To be done: Without the pictures, please reproduce only the lines from the one with "Rebuild this diagram" through the one with "(ht) at (316,64)", both included.

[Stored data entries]
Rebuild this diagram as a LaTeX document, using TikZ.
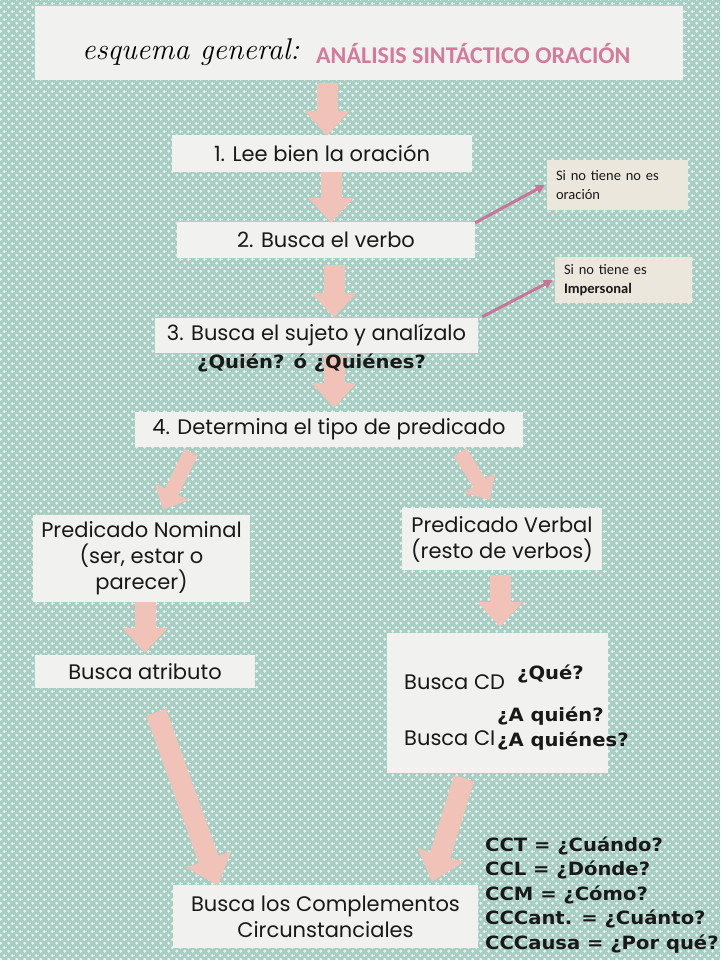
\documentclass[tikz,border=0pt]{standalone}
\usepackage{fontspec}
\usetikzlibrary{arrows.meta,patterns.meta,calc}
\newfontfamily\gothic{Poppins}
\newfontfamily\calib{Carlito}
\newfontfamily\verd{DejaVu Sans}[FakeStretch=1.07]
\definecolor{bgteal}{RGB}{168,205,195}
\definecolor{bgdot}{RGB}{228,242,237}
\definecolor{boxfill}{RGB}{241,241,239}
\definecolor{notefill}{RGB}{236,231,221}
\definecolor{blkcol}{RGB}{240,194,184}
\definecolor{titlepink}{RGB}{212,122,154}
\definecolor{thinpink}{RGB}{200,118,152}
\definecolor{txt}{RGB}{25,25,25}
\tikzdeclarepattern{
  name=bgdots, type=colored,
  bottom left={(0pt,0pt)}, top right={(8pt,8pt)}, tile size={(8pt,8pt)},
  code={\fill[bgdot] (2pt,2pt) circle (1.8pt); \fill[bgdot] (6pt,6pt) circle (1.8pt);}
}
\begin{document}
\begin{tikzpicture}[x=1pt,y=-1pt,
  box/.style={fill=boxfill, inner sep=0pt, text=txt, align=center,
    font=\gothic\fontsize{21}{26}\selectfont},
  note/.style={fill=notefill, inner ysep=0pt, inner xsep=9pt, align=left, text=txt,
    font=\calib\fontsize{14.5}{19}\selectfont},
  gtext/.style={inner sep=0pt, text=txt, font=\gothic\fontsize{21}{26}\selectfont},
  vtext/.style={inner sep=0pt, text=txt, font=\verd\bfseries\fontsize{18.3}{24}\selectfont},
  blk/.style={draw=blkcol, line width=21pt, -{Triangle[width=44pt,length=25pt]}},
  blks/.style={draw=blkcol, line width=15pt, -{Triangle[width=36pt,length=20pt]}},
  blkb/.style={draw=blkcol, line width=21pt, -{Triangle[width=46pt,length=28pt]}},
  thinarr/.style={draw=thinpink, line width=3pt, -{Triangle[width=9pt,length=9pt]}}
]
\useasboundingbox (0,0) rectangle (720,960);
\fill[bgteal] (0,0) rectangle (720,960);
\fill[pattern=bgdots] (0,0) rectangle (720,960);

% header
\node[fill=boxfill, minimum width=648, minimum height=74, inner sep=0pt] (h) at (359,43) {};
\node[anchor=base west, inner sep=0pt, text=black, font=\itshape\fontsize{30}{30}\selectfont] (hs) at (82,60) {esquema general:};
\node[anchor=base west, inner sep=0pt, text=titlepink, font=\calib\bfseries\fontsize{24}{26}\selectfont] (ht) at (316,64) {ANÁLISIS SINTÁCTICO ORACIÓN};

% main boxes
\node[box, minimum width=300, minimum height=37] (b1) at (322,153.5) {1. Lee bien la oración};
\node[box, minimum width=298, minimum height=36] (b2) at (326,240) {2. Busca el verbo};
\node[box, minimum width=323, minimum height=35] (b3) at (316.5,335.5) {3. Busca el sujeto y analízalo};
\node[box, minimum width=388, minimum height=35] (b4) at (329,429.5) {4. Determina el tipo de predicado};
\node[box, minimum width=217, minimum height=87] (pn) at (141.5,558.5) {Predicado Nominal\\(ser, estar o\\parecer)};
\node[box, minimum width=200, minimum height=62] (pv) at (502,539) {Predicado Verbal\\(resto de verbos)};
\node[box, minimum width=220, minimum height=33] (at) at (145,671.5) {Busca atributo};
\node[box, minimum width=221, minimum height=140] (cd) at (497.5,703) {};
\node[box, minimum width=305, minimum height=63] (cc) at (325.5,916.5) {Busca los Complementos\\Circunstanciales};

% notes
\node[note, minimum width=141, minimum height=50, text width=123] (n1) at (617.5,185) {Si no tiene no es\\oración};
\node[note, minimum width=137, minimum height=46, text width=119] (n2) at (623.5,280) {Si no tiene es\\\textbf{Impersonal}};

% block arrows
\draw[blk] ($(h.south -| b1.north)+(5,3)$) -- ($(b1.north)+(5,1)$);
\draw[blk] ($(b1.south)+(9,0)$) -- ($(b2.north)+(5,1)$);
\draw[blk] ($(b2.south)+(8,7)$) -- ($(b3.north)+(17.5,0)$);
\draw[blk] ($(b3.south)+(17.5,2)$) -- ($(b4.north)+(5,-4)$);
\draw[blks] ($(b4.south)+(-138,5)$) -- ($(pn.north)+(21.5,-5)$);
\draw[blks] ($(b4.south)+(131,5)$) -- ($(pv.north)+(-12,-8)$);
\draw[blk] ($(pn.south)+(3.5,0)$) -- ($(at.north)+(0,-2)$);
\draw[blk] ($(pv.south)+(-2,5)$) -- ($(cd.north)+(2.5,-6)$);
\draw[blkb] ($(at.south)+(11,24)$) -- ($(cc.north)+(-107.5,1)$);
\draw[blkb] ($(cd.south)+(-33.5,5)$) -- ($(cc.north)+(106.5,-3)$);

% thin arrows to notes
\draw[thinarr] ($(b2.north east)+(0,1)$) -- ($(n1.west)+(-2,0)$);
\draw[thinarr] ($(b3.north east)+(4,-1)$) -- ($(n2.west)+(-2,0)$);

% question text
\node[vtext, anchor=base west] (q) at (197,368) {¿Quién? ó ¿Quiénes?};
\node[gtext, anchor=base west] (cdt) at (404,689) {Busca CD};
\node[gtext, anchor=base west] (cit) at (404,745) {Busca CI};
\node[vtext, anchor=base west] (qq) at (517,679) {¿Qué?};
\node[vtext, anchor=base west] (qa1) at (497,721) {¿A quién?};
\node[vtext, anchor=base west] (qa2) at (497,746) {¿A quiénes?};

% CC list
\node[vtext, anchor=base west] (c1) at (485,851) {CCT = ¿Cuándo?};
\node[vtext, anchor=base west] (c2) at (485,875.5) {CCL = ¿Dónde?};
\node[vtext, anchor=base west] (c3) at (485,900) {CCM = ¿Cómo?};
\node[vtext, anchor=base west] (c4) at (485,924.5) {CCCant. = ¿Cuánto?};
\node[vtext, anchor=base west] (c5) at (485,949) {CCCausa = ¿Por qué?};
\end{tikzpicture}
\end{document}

--

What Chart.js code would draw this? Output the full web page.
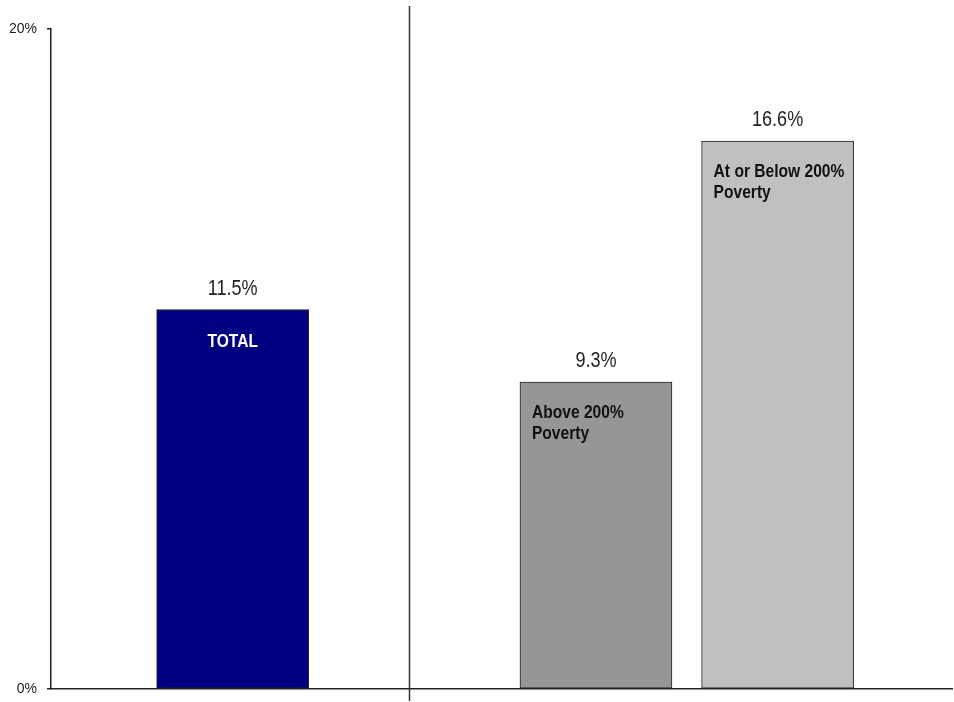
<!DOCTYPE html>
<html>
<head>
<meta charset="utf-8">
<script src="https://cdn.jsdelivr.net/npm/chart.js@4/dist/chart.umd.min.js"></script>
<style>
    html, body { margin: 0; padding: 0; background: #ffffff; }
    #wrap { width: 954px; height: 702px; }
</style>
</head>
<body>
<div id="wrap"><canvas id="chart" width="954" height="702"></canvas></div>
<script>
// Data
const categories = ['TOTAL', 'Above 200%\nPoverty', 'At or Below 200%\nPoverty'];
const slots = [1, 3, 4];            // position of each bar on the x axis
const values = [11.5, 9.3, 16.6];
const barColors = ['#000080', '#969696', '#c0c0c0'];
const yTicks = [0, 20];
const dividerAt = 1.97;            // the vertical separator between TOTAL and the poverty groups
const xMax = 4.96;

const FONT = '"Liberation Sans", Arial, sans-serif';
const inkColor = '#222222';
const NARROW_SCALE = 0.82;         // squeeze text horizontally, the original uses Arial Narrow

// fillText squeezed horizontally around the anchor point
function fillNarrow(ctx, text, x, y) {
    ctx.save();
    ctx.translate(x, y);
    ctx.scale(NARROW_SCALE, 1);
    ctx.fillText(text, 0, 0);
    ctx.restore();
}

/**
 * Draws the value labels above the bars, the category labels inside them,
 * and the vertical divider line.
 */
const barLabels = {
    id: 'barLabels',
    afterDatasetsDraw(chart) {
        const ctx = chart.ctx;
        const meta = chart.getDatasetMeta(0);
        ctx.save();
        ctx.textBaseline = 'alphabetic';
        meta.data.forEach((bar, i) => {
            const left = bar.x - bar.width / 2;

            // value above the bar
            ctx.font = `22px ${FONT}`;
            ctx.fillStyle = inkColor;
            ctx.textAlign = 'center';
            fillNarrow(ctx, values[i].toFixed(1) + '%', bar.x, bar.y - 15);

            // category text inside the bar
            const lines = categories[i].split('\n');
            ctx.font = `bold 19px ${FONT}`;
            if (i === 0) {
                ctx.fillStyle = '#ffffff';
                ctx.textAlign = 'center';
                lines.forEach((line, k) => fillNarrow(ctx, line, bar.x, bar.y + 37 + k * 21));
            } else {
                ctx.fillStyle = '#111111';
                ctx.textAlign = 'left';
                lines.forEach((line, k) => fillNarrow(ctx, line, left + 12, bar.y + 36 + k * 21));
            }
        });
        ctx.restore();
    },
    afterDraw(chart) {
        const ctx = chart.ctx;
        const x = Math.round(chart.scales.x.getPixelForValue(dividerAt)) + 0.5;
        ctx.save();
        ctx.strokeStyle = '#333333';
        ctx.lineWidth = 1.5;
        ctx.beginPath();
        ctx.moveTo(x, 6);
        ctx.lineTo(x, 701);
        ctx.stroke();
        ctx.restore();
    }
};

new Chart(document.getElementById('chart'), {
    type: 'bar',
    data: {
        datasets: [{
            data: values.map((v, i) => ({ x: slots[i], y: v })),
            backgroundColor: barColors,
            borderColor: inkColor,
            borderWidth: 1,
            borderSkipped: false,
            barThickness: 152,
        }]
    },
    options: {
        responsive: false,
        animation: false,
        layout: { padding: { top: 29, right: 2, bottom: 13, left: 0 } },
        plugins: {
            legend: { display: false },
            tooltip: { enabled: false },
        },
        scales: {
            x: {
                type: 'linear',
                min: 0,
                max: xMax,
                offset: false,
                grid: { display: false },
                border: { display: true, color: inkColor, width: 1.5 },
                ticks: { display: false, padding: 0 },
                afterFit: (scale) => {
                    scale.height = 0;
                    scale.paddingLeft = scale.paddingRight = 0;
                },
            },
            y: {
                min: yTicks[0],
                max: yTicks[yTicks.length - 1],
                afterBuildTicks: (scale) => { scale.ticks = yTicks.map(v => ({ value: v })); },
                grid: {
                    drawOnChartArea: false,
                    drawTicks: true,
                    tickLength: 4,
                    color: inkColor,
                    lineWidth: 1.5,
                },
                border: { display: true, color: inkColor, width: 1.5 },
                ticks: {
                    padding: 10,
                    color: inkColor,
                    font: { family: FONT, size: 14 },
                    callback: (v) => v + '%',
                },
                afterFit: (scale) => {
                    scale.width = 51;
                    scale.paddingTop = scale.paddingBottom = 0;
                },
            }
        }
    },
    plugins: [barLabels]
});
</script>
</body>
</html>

--

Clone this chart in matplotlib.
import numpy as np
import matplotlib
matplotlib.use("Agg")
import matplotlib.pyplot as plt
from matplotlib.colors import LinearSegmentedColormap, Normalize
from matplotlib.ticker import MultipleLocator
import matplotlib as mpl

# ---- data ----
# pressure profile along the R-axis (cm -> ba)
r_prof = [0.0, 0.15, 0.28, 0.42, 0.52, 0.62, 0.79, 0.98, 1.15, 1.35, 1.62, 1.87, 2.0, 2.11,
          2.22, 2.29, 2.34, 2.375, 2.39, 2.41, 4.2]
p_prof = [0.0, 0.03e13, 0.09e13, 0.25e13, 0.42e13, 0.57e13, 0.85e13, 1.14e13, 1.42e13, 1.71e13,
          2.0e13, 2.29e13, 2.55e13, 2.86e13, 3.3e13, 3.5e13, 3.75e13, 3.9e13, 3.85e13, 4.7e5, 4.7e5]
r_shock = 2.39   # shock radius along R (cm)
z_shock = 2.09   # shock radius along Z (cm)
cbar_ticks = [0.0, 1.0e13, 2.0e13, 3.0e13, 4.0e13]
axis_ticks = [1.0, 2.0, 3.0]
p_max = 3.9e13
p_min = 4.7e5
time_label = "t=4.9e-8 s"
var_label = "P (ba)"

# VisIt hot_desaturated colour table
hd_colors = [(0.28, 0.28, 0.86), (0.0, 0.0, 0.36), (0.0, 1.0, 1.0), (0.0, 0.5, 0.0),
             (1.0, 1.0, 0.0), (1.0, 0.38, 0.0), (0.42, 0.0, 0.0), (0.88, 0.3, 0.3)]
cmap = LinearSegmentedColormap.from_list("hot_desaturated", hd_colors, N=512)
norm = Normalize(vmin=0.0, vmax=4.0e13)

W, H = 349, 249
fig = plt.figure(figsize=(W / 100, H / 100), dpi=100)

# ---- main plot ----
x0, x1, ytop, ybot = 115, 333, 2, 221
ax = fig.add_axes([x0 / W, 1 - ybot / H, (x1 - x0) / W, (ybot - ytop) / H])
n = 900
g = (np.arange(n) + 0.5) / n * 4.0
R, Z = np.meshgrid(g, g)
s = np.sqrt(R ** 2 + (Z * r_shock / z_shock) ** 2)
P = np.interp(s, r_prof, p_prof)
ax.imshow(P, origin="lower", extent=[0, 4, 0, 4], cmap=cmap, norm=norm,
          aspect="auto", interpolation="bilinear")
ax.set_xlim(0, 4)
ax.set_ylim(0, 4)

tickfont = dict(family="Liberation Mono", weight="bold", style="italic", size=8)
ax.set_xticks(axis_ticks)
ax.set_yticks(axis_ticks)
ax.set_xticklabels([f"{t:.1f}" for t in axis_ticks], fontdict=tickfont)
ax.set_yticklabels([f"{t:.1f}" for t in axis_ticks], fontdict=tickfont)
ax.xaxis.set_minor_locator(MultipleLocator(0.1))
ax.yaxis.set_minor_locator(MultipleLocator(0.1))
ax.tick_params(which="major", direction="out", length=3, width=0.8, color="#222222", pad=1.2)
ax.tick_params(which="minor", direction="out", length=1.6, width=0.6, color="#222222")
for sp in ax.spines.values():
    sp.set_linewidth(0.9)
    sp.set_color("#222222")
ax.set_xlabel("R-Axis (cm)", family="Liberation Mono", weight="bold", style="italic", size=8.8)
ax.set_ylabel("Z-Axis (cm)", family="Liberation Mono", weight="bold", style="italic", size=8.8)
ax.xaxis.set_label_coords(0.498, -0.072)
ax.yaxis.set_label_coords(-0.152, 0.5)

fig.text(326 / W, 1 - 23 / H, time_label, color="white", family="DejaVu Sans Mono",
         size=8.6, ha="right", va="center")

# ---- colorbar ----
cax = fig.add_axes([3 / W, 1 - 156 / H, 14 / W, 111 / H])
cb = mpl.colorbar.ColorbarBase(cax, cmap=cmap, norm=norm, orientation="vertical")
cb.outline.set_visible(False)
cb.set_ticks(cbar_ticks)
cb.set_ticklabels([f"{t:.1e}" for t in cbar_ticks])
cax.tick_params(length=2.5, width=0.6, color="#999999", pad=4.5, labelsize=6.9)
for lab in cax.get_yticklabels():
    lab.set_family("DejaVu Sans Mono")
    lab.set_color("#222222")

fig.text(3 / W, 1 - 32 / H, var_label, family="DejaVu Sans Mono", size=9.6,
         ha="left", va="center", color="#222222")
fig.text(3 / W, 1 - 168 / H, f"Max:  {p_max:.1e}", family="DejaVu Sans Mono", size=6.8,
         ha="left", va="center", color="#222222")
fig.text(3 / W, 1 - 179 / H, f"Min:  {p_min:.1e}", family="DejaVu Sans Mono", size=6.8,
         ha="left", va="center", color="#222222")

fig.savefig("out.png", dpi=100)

Response:
Rebuild this diagram as a LaTeX document, using TikZ.
\documentclass[tikz,border=0pt]{standalone}
\usepackage{fontspec}
\usetikzlibrary{arrows.meta,patterns.meta,calc}
\newfontfamily\gothic{Poppins}
\newfontfamily\calib{Carlito}
\newfontfamily\verd{DejaVu Sans}[FakeStretch=1.07]
\definecolor{bgteal}{RGB}{168,205,195}
\definecolor{bgdot}{RGB}{228,242,237}
\definecolor{boxfill}{RGB}{241,241,239}
\definecolor{notefill}{RGB}{236,231,221}
\definecolor{blkcol}{RGB}{240,194,184}
\definecolor{titlepink}{RGB}{212,122,154}
\definecolor{thinpink}{RGB}{200,118,152}
\definecolor{txt}{RGB}{25,25,25}
\tikzdeclarepattern{
  name=bgdots, type=colored,
  bottom left={(0pt,0pt)}, top right={(8pt,8pt)}, tile size={(8pt,8pt)},
  code={\fill[bgdot] (2pt,2pt) circle (1.8pt); \fill[bgdot] (6pt,6pt) circle (1.8pt);}
}
\begin{document}
\begin{tikzpicture}[x=1pt,y=-1pt,
  box/.style={fill=boxfill, inner sep=0pt, text=txt, align=center,
    font=\gothic\fontsize{21}{26}\selectfont},
  note/.style={fill=notefill, inner ysep=0pt, inner xsep=9pt, align=left, text=txt,
    font=\calib\fontsize{14.5}{19}\selectfont},
  gtext/.style={inner sep=0pt, text=txt, font=\gothic\fontsize{21}{26}\selectfont},
  vtext/.style={inner sep=0pt, text=txt, font=\verd\bfseries\fontsize{18.3}{24}\selectfont},
  blk/.style={draw=blkcol, line width=21pt, -{Triangle[width=44pt,length=25pt]}},
  blks/.style={draw=blkcol, line width=15pt, -{Triangle[width=36pt,length=20pt]}},
  blkb/.style={draw=blkcol, line width=21pt, -{Triangle[width=46pt,length=28pt]}},
  thinarr/.style={draw=thinpink, line width=3pt, -{Triangle[width=9pt,length=9pt]}}
]
\useasboundingbox (0,0) rectangle (720,960);
\fill[bgteal] (0,0) rectangle (720,960);
\fill[pattern=bgdots] (0,0) rectangle (720,960);

% header
\node[fill=boxfill, minimum width=648, minimum height=74, inner sep=0pt] (h) at (359,43) {};
\node[anchor=base west, inner sep=0pt, text=black, font=\itshape\fontsize{30}{30}\selectfont] (hs) at (82,60) {esquema general:};
\node[anchor=base west, inner sep=0pt, text=titlepink, font=\calib\bfseries\fontsize{24}{26}\selectfont] (ht) at (316,64) {ANÁLISIS SINTÁCTICO ORACIÓN};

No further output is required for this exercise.